By Ryan Cornell
NEW MARKET -- Hundreds of homeschooled children and their families packed the New Market Battlefield State Historical Park on Saturday to get a hands-on history lesson in Civil War life.
Visitors learned military drill, the Virginia Reel, 19th century games and crafts and were led on guided battlefield tours at the park's seventh annual Homeschool Day.
According to Stacey Nadeau, supervisor of historical interpretation at the park, families came from five states for the event.
"It's just the whole gamut of what it's like to be a soldier," she said.
A Confederate encampment guided visitors through the steps of enlistment and combat.
Ben Miller, 17, of New Market, is a student at Stonewall Jackson High who regularly reenacts in the 10th Virginia Infantry.
He was teaching basic drill and rifle-handling maneuvers to kids and their families on Saturday.

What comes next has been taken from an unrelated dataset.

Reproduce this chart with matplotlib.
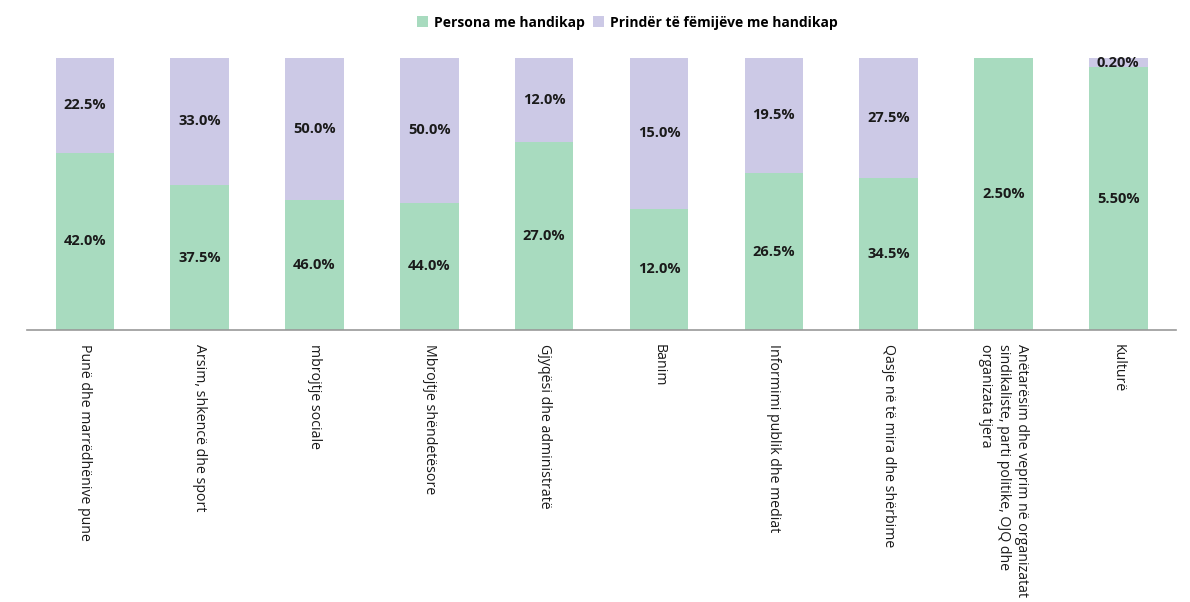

"If they signed up in 1861 and 1862 [when most soldiers enlisted], this is what they would be experiencing, what they would be eating, where they would be sleeping," he said.
He said regulations required soldiers to be older than 18, but "there were ways of getting around it."

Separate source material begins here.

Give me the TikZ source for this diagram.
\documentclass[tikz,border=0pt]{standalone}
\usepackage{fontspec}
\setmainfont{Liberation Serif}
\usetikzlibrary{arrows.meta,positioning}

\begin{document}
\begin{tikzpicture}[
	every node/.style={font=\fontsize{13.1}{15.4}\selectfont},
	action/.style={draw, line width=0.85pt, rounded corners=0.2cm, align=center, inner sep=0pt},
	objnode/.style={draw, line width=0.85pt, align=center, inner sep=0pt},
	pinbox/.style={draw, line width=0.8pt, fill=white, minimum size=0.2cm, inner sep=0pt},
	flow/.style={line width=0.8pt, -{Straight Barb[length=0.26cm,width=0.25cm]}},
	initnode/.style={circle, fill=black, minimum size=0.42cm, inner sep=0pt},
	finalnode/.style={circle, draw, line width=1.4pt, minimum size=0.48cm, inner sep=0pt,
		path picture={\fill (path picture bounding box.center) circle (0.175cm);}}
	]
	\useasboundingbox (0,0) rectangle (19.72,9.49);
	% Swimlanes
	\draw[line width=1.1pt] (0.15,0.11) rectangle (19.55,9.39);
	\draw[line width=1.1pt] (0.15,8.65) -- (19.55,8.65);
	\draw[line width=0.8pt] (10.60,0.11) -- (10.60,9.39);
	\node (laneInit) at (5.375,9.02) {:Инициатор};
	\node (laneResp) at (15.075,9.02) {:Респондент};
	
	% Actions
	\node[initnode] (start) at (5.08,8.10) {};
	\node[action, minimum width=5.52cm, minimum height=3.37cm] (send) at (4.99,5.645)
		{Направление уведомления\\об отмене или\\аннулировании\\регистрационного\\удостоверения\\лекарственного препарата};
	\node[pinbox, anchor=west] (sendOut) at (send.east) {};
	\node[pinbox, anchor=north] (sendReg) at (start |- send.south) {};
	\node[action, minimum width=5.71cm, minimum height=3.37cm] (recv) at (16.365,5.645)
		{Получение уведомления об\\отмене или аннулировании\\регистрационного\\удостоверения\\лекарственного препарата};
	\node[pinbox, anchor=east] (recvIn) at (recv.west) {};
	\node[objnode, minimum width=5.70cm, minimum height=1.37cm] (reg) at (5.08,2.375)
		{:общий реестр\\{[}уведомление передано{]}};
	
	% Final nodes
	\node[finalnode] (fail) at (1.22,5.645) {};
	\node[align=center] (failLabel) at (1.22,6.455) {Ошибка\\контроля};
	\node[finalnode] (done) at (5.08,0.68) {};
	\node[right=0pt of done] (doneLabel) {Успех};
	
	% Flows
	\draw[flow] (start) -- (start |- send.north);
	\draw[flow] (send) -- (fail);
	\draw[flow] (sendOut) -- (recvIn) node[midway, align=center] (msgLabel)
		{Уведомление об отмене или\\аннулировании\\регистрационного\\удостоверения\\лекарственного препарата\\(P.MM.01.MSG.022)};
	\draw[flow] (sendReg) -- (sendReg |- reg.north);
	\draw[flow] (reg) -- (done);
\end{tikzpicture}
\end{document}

"Whenever someone 16 or 17 wanted to join, he would take a recruiting poster, write '18' on it and put it in his shoe," he said. "So technically, he was 'over 18.' Technically, he wouldn't be lying."
Homeschool Day offered a special discounted admission of $3 per person. The reduced price was to make it available to homeschooling families, Nadeau said, who are frequently single-income and tend to be larger than the average family.

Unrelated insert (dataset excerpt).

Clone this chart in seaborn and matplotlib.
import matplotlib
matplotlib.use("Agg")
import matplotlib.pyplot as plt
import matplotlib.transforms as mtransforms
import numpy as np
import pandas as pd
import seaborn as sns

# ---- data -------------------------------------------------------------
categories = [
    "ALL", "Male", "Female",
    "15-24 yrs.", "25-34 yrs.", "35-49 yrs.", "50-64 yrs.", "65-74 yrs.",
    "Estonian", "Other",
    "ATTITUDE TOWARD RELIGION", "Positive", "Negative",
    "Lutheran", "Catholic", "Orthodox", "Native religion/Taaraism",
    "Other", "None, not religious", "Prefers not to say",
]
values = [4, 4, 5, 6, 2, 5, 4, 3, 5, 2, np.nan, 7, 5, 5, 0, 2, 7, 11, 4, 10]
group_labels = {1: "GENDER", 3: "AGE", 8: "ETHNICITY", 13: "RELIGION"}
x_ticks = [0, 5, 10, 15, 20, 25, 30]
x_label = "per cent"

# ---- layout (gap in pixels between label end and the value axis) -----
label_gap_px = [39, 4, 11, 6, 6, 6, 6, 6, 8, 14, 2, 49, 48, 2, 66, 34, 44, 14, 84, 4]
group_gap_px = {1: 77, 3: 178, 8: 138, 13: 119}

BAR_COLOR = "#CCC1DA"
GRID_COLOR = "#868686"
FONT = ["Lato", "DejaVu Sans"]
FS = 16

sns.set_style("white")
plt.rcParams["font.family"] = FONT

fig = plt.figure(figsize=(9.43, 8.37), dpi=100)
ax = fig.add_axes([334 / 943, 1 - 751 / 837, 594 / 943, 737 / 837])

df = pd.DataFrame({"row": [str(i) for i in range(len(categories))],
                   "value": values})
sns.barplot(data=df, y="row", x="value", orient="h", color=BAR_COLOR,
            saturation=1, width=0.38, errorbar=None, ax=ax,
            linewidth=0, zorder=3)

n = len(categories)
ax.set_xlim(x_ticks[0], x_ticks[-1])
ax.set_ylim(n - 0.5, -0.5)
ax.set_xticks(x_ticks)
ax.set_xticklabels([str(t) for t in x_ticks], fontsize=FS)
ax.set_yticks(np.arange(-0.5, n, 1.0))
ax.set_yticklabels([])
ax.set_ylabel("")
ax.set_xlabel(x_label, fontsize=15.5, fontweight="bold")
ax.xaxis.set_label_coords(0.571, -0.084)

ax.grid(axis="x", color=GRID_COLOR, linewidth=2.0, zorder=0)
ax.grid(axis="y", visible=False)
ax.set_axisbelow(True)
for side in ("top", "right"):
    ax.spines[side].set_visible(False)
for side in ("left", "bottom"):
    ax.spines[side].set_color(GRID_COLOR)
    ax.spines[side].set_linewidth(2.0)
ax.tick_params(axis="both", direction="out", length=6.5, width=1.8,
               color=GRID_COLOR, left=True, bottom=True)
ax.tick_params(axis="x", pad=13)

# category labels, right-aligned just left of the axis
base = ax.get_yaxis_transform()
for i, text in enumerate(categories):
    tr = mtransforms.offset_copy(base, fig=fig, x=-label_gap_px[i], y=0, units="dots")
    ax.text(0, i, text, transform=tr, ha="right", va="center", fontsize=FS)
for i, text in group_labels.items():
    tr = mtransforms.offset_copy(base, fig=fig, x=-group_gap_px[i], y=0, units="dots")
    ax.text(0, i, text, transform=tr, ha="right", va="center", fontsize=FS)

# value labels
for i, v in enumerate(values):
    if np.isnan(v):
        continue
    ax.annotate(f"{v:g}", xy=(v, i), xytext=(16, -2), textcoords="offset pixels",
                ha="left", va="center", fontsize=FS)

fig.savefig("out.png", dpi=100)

"That's an untapped market," she said about homeschooling families. "We do school groups all the time. Kids are coming with their elementary schools and we wanted to showcase that as much as we do in the standard classroom-type format here."
The park is gearing up for the sesquicentennial reenactment of the Battle of New Market, with four days of activities starting May 15.
Nadeau said the park will offer an "on the spot at this moment" real-time tour highlighting the climax of the May 15, 1864, battle.
"And you will be standing where it's happening, 150 years to the hour of when it happened," she said.
She said the actual reenactment of the battle will start May 16.
Miller, who will be a member of the Virginia Military Institute Cadet Battalion in the reenactment, said he started coming to the kid's camps at the battlefield when he was younger.
"This is where I hung out as a kid," he said. "It's a great way for kids to get into history."